> [SUPPLIED MATERIAL]:
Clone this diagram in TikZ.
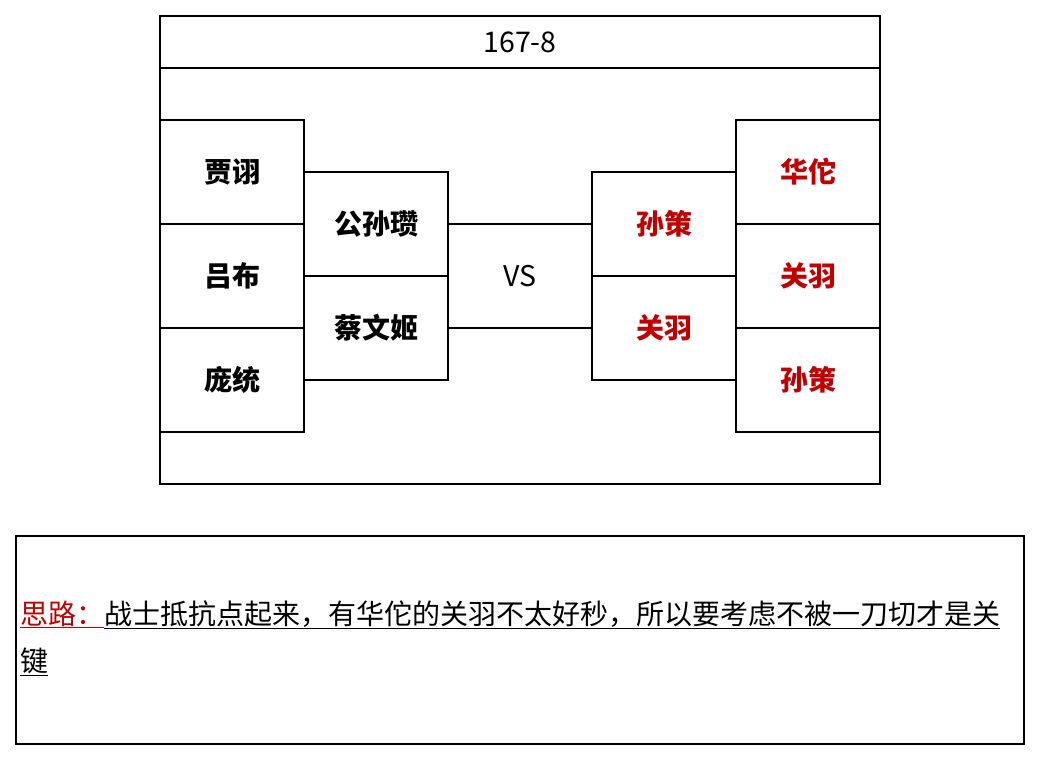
\documentclass[tikz,border=0pt]{standalone}
\usepackage{fontspec}
\setmainfont{Noto Sans CJK SC}
\usetikzlibrary{positioning}
\definecolor{sgred}{HTML}{C00000}
\tikzset{
    cell/.style={draw,line width=1.5pt,inner sep=0pt,outer sep=0pt},   % plain box
    hero/.style={cell,minimum width=144pt,minimum height=104pt,
        font=\fontsize{28}{32}\selectfont\bfseries},
    foe/.style={hero,text=sgred},
    big/.style={font=\fontsize{28.5}{33}\selectfont},
    memo/.style={inner sep=0pt,anchor=base west,font=\fontsize{28}{33}\selectfont}
}

\begin{document}
\begin{tikzpicture}[x=1pt,y=-1pt]
\useasboundingbox (0,0) rectangle (1040,760);
\node[cell,minimum width=720pt,minimum height=468pt] (card) at (520,250) {};
\node[cell,big,minimum width=720pt,minimum height=52pt,anchor=north] (title) at (card.north) {167-8};
\node[hero] (jx) at (232,172) {贾诩};
\node[hero,below=0pt of jx] (lb) {吕布};
\node[hero,below=0pt of lb] (pt) {庞统};
\node[hero] (gs) at (376,224) {公孙瓒};
\node[hero,below=0pt of gs] (cw) {蔡文姬};
\node[foe] (sc) at (664,224) {孙策};
\node[foe,below=0pt of sc] (gy) {关羽};
\node[foe] (ht) at (808,172) {华佗};
\node[foe,below=0pt of ht] (gy2) {关羽};
\node[foe,below=0pt of gy2] (sc2) {孙策};
\node[big] (vs) at (520,276) {VS};
\draw[line width=1.5pt] (gs.east) -- (sc.west);
\draw[line width=1.5pt] (cw.east) -- (gy.west);
\node[cell,minimum width=1008pt,minimum height=208pt] (note) at (520,640) {};
\node[memo] (line1) at (20,624)
    {{\color{sgred}\underline{思路：}}\underline{战士抵抗点起来，有华佗的关羽不太好秒，所以要考虑不被一刀切才是关}};
\node[memo] (line2) at (20,671) {\underline{键}};
\end{tikzpicture}
\end{document}
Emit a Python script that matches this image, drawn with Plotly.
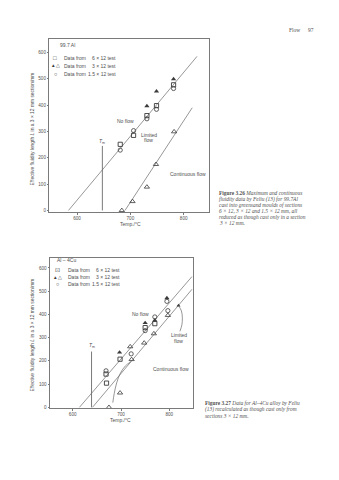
import plotly.graph_objects as go

W, H = 339, 480

# ---------------- Top chart: 99.7 Al ----------------
a_sq_x = [681, 706, 731, 749, 781]
a_sq_y = [251, 285, 360, 398, 477]
a_ci_x = [681, 706, 731, 749, 781]
a_ci_y = [229, 303, 348, 384, 463]
a_tf_x = [731, 749, 781]
a_tf_y = [396, 452, 499]
a_to_x = [684, 704, 731, 748, 782]
a_to_y = [0, 34, 89, 175, 299]
a_line1_x = [584, 825]
a_line1_y = [0, 585]
a_line2_x = [690, 816]
a_line2_y = [0, 390]
a_tm_x = [647.5, 647.5]
a_tm_y = [0, 245]

# ---------------- Bottom chart: Al-4Cu ----------------
b_sq_x = [669, 670, 698, 750, 770]
b_sq_y = [143, 104, 207, 343, 360]
b_ci_x = [669, 721, 750, 770, 795, 797]
b_ci_y = [157, 230, 330, 389, 456, 416]
b_tf_x = [697, 750, 770, 795]
b_tf_y = [236, 363, 374, 470]
b_to_x = [675, 698, 719, 722, 748, 768, 797]
b_to_y = [0, 62, 261, 206, 277, 317, 396]
b_lineA_x = [614, 847]
b_lineA_y = [0, 563]
b_lineB_x = [641, 847]
b_lineB_y = [0, 508]
b_curve_x = [683, 686, 691, 699, 709, 721]
b_curve_y = [20, 60, 105, 148, 178, 197]
b_arrow_x = [822, 826, 827, 825, 819]
b_arrow_y = [327, 355, 385, 415, 438]
b_tm_x = [639, 639]
b_tm_y = [0, 240]

y_ticks = [0, 100, 200, 300, 400, 500, 600]
x_ticks = [600, 700, 800]

INK = "#3a3a3a"
LINE = "#6a6a6a"
TXT = "#505050"
SANS = "Liberation Sans, Arial, sans-serif"
SERIF = "Liberation Serif, Times New Roman, serif"


def px(x):
    return x / W


def py(y):
    return 1 - y / H


fig = go.Figure()


def add_set(xa, ya, sq_x, sq_y, ci_x, ci_y, tf_x, tf_y, to_x, to_y):
    common = dict(mode="markers", xaxis=xa, yaxis=ya, showlegend=False, hoverinfo="skip")
    fig.add_trace(go.Scatter(x=sq_x, y=sq_y, marker=dict(symbol="square-open", size=4.2, color=INK,
                                                          line=dict(width=0.9, color=INK)), **common))
    fig.add_trace(go.Scatter(x=ci_x, y=ci_y, marker=dict(symbol="circle-open", size=4.2, color=INK,
                                                          line=dict(width=0.8, color=INK)), **common))
    fig.add_trace(go.Scatter(x=tf_x, y=tf_y, marker=dict(symbol="triangle-up", size=4.6, color=INK,
                                                          line=dict(width=0)), **common))
    fig.add_trace(go.Scatter(x=to_x, y=to_y, marker=dict(symbol="triangle-up-open", size=4.6, color=INK,
                                                          line=dict(width=0.8, color=INK)), **common))


def add_line(xa, ya, xs, ys, w=0.7, shape="linear"):
    fig.add_trace(go.Scatter(x=xs, y=ys, mode="lines", xaxis=xa, yaxis=ya, showlegend=False,
                             hoverinfo="skip", line=dict(color=LINE, width=w, shape=shape)))


add_line("x", "y", a_line1_x, a_line1_y)
add_line("x", "y", a_line2_x, a_line2_y)
add_line("x", "y", a_tm_x, a_tm_y, w=0.9)
add_set("x", "y", a_sq_x, a_sq_y, a_ci_x, a_ci_y, a_tf_x, a_tf_y, a_to_x, a_to_y)

add_line("x2", "y2", b_lineA_x, b_lineA_y)
add_line("x2", "y2", b_lineB_x, b_lineB_y)
add_line("x2", "y2", b_tm_x, b_tm_y, w=0.9)
add_line("x2", "y2", b_curve_x, b_curve_y, shape="spline")
add_line("x2", "y2", b_arrow_x, b_arrow_y, shape="spline")
fig.add_trace(go.Scatter(x=b_arrow_x[-1:], y=b_arrow_y[-1:], mode="markers", xaxis="x2", yaxis="y2",
                         showlegend=False, hoverinfo="skip",
                         marker=dict(symbol="triangle-up", size=3.5, color=INK)))
add_set("x2", "y2", b_sq_x, b_sq_y, b_ci_x, b_ci_y, b_tf_x, b_tf_y, b_to_x, b_to_y)

axis_common = dict(showline=True, mirror=True, linecolor="#7a7a7a", linewidth=0.8,
                   showgrid=False, zeroline=False, ticks="outside", ticklen=1.5, tickwidth=0.6,
                   tickcolor="#7a7a7a", tickfont=dict(family=SANS, size=4.6, color=TXT))

fig.update_layout(
    width=W, height=H, margin=dict(l=0, r=0, t=0, b=0),
    paper_bgcolor="white", plot_bgcolor="white",
    xaxis=dict(domain=[px(49.3), px(209.3)], range=[548, 848], tickvals=x_ticks, anchor="y", **axis_common),
    yaxis=dict(domain=[py(213.3), py(39.3)], range=[-7.6, 650.5], tickvals=y_ticks, anchor="x", **axis_common),
    xaxis2=dict(domain=[px(50), px(192.7)], range=[553, 848.4], tickvals=x_ticks, anchor="y2", **axis_common),
    yaxis2=dict(domain=[py(410), py(259)], range=[-4.3, 643], tickvals=y_ticks, anchor="x2", **axis_common),
)

ann = []


def T(x, y, text, ref="paper", size=5, font=SANS, xanchor="center", yanchor="middle", angle=0, color=TXT):
    if ref == "paper":
        d = dict(xref="paper", yref="paper", x=px(x), y=py(y))
    else:
        d = dict(xref=ref[0], yref=ref[1], x=x, y=y)
    ann.append(dict(text=text, showarrow=False, xanchor=xanchor, yanchor=yanchor, textangle=angle,
                    font=dict(family=font, size=size, color=color), **d))


# header
T(302, 30, "Flow", size=5.5, font=SERIF, xanchor="right")
T(306, 30, "97", size=5.5, font=SERIF, xanchor="left")

# top chart texts
T(57.5, 45, "99.7 Al", xanchor="left")
T(55, 58, "□", size=6, color=INK)
T(55, 66, "▲△", size=4.6, color=INK)
T(55, 74, "○", size=5.5, color=INK)
for yy, t in [(58, "6 × 12 test"), (66, "3 × 12 test"), (74, "1.5 × 12 test")]:
    T(62, yy, "Data from", xanchor="left")
    T(117.5, yy, t, xanchor="right")
T(690, 341, "No flow", ref=("x", "y"))
T(734, 286, "Limited", ref=("x", "y"))
T(734, 266, "flow", ref=("x", "y"))
T(808, 137, "Continuous flow", ref=("x", "y"))
T(647.5, 262, "<i>T</i><sub>m</sub>", ref=("x", "y"), size=5)
T(130, 225, "Temp./°C")
T(32, 130, "Effective fluidity length <i>L</i> in a 3 × 12 mm section/mm", angle=-90, size=4.9)

cap1 = ["<b>Figure 3.26</b> <i>Maximum and continuous</i>",
        "<i>fluidity data by Feliu (13) for 99.7Al</i>",
        "<i>cast into greensand moulds of sections</i>",
        "<i>6 × 12, 3 × 12 and 1.5 × 12 mm, all</i>",
        "<i>reduced as though cast only in a section</i>",
        "<i>3 × 12 mm.</i>"]
for i, line in enumerate(cap1):
    T(217, 194 + i * 6, line, size=5.4, font=SERIF, xanchor="left")

# bottom chart texts
T(55, 261, "Al – 4Cu", xanchor="left")
T(57.5, 271.5, "⊡", size=5.5, color=INK)
T(57.5, 278.5, "▲△", size=4.6, color=INK)
T(57.5, 285.5, "○", size=5.5, color=INK)
for yy, t in [(271.5, "6 × 12 test"), (278.5, "3 × 12 test"), (285.5, "1.5 × 12 test")]:
    T(66, yy, "Data from", xanchor="left")
    T(121.5, yy, t, xanchor="right")
T(741, 402, "No flow", ref=("x2", "y2"))
T(819, 310, "Limited", ref=("x2", "y2"))
T(819, 286, "flow", ref=("x2", "y2"))
T(803, 163, "Continuous flow", ref=("x2", "y2"))
T(639, 264, "<i>T</i><sub>m</sub>", ref=("x2", "y2"), size=5)
T(120, 422, "Temp./°C")
T(33, 337, "Effective fluidity length <i>L</i> in a 3 × 12 mm section/mm", angle=-90, size=4.9)

cap2 = ["<b>Figure 3.27</b> <i>Data for Al–4Cu alloy by Feliu</i>",
        "<i>(13) recalculated as though cast only from</i>",
        "<i>sections 3 × 12 mm.</i>"]
for i, line in enumerate(cap2):
    T(203, 405 + i * 6.3, line, size=5.4, font=SERIF, xanchor="left")

fig.update_layout(annotations=ann)
fig.write_html("out.html")
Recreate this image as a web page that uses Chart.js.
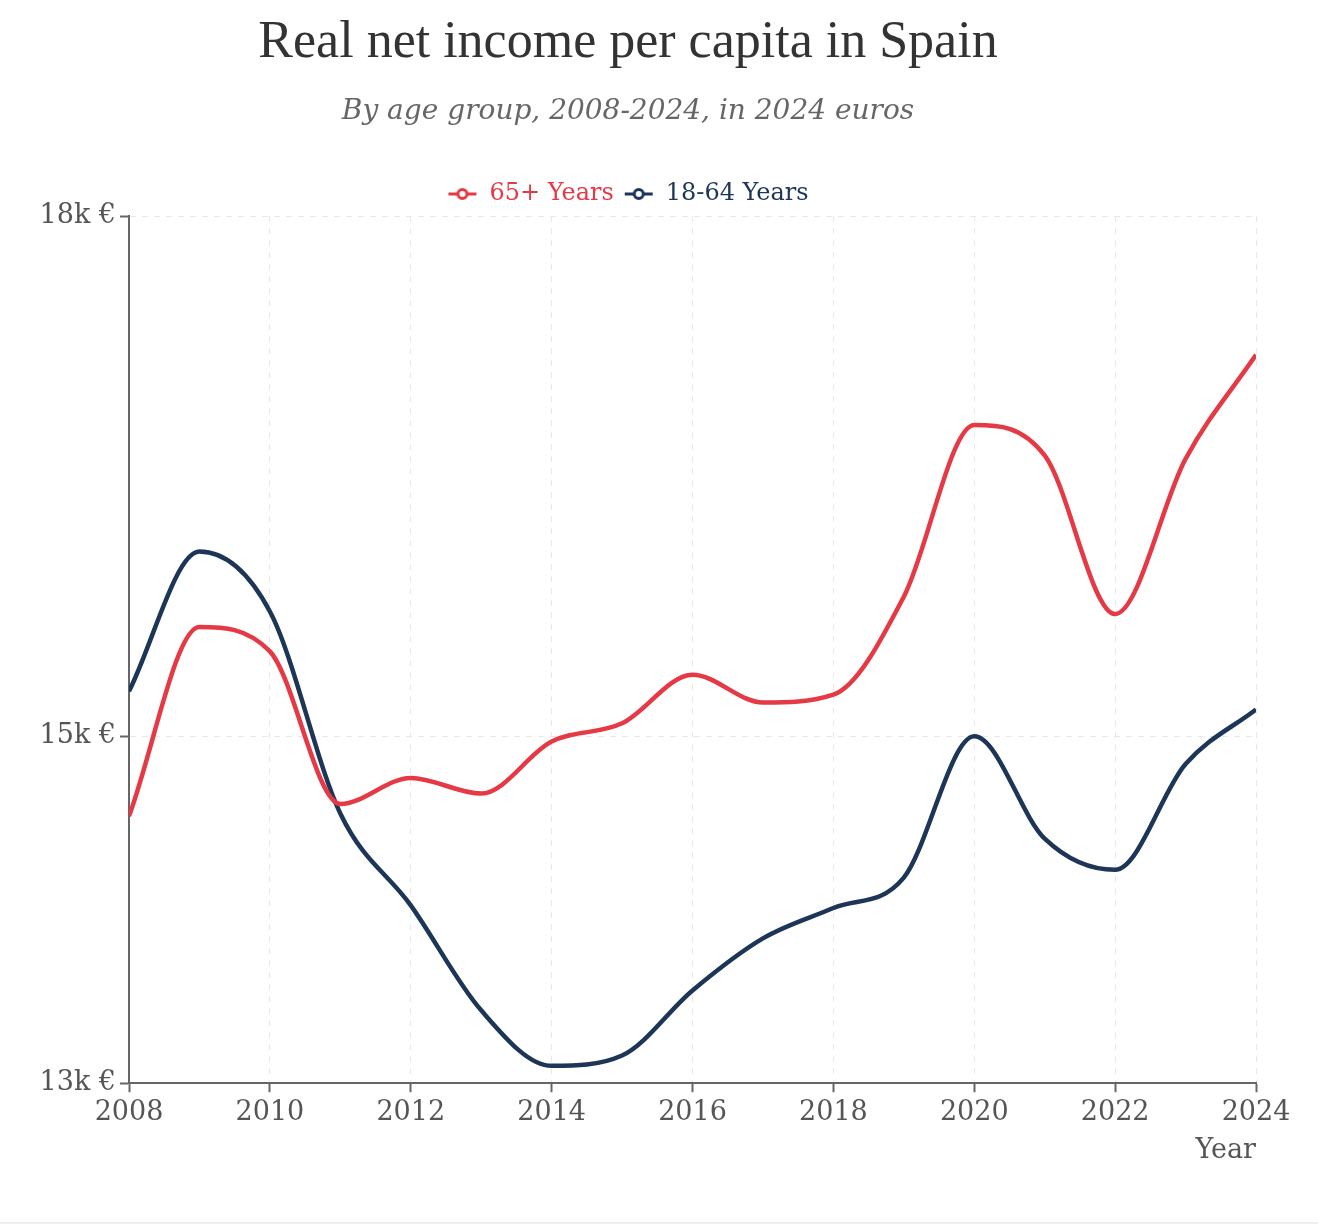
<!DOCTYPE html>
<html>
<head>
<meta charset="utf-8">
<script src="https://cdn.jsdelivr.net/npm/chart.js@4"></script>
<style>
  body { margin: 0; background: #fff; }
  #wrap { width: 1318px; height: 1232px; position: relative; }
</style>
</head>
<body>
<div id="wrap"><canvas id="chart" width="1318" height="1232"></canvas></div>
<script>
const years = [2008, 2009, 2010, 2011, 2012, 2013, 2014, 2015, 2016, 2017, 2018, 2019, 2020, 2021, 2022, 2023, 2024];
const seniors = [14540, 15630, 15490, 14610, 14760, 14670, 14970, 15075, 15355, 15195, 15240, 15805, 16795, 16620, 15705, 16600, 17200];
const workingAge = [15260, 16065, 15720, 14555, 14025, 13420, 13100, 13160, 13535, 13835, 14010, 14185, 15000, 14410, 14230, 14840, 15155];
const yTicks = [13000, 15000, 18000];

const RED = '#e63946';
const NAVY = '#1d3557';
const SERIF = '"DejaVu Serif", serif';

// little legend marker: line with an open circle
function marker(color) {
    const c = document.createElement('canvas');
    c.width = 30; c.height = 14;
    const g = c.getContext('2d');
    g.strokeStyle = color;
    g.lineWidth = 3;
    g.beginPath(); g.moveTo(1, 7); g.lineTo(29, 7); g.stroke();
    g.fillStyle = '#fff';
    g.beginPath(); g.arc(15, 7, 4.5, 0, Math.PI * 2); g.fill(); g.stroke();
    return c;
}

const toPoints = (vals) => vals.map((v, i) => ({ x: years[i], y: v }));

const bottomRule = {
    id: 'bottomRule',
    afterDraw(chart) {
        const ctx = chart.ctx;
        ctx.save();
        ctx.strokeStyle = '#eeeeee';
        ctx.lineWidth = 2;
        ctx.beginPath(); ctx.moveTo(0, 1223); ctx.lineTo(chart.width, 1223); ctx.stroke();
        ctx.restore();
    }
};

new Chart(document.getElementById('chart'), {
    type: 'line',
    data: {
        datasets: [
            { label: '65+ Years', data: toPoints(seniors), borderColor: RED, backgroundColor: RED },
            { label: '18-64 Years', data: toPoints(workingAge), borderColor: NAVY, backgroundColor: NAVY }
        ]
    },
    options: {
        responsive: false,
        animation: false,
        layout: { padding: { top: 10, right: 62, bottom: 61, left: 0 } },
        elements: {
            line: { borderWidth: 4.5, cubicInterpolationMode: 'monotone' },
            point: { radius: 0 }
        },
        plugins: {
            title: {
                display: true,
                text: 'Real net income per capita in Spain',
                color: '#333',
                font: { family: '"Liberation Serif", serif', size: 52, weight: 'normal' },
                padding: { top: 2, bottom: 21 }
            },
            subtitle: {
                display: true,
                text: 'By age group, 2008-2024, in 2024 euros',
                color: '#666',
                font: { family: SERIF, size: 28, style: 'italic' },
                padding: { bottom: 43 }
            },
            legend: {
                labels: {
                    usePointStyle: true,
                    pointStyleWidth: 30,
                    padding: 10,
                    font: { family: SERIF, size: 24 },
                    generateLabels(chart) {
                        return chart.data.datasets.map((ds, i) => ({
                            text: ds.label,
                            fontColor: ds.borderColor,
                            pointStyle: marker(ds.borderColor),
                            strokeStyle: ds.borderColor,
                            fillStyle: ds.borderColor,
                            lineWidth: 0,
                            datasetIndex: i
                        }));
                    }
                }
            },
            tooltip: { enabled: false }
        },
        scales: {
            x: {
                type: 'linear',
                min: 2008,
                max: 2024,
                ticks: { stepSize: 2, color: '#555', font: { family: SERIF, size: 27 }, padding: 5, callback: (v) => String(v) },
                grid: { color: '#e8e8e8', lineWidth: 1, tickColor: '#666', tickLength: 9, tickWidth: 2 },
                border: { color: '#666', width: 2, dash: [6, 6] },
                title: { display: true, text: 'Year', align: 'end', color: '#555', font: { family: SERIF, size: 27 }, padding: { top: 0 } }
            },
            y: {
                min: 13000,
                max: 18000,
                afterBuildTicks: (axis) => { axis.ticks = yTicks.map((v) => ({ value: v })); },
                afterFit: (axis) => { axis.width = 129; },
                ticks: { color: '#555', font: { family: SERIF, size: 27 }, padding: 4, callback: (v) => (v / 1000) + 'k €' },
                grid: { color: '#e8e8e8', lineWidth: 1, tickColor: '#666', tickLength: 9, tickWidth: 2 },
                border: { color: '#666', width: 2, dash: [6, 6] }
            }
        }
    },
    plugins: [bottomRule]
});
</script>
</body>
</html>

> [EXERCISE BRIEF]:
Extract from the material above the stretch running from the line containing "Emit a Python" through the line containing "W, H = 339, 480". Keep the text exact and the pictures out.

> [TASK OUTPUT]:
Emit a Python script that matches this image, drawn with Plotly.
import plotly.graph_objects as go

W, H = 339, 480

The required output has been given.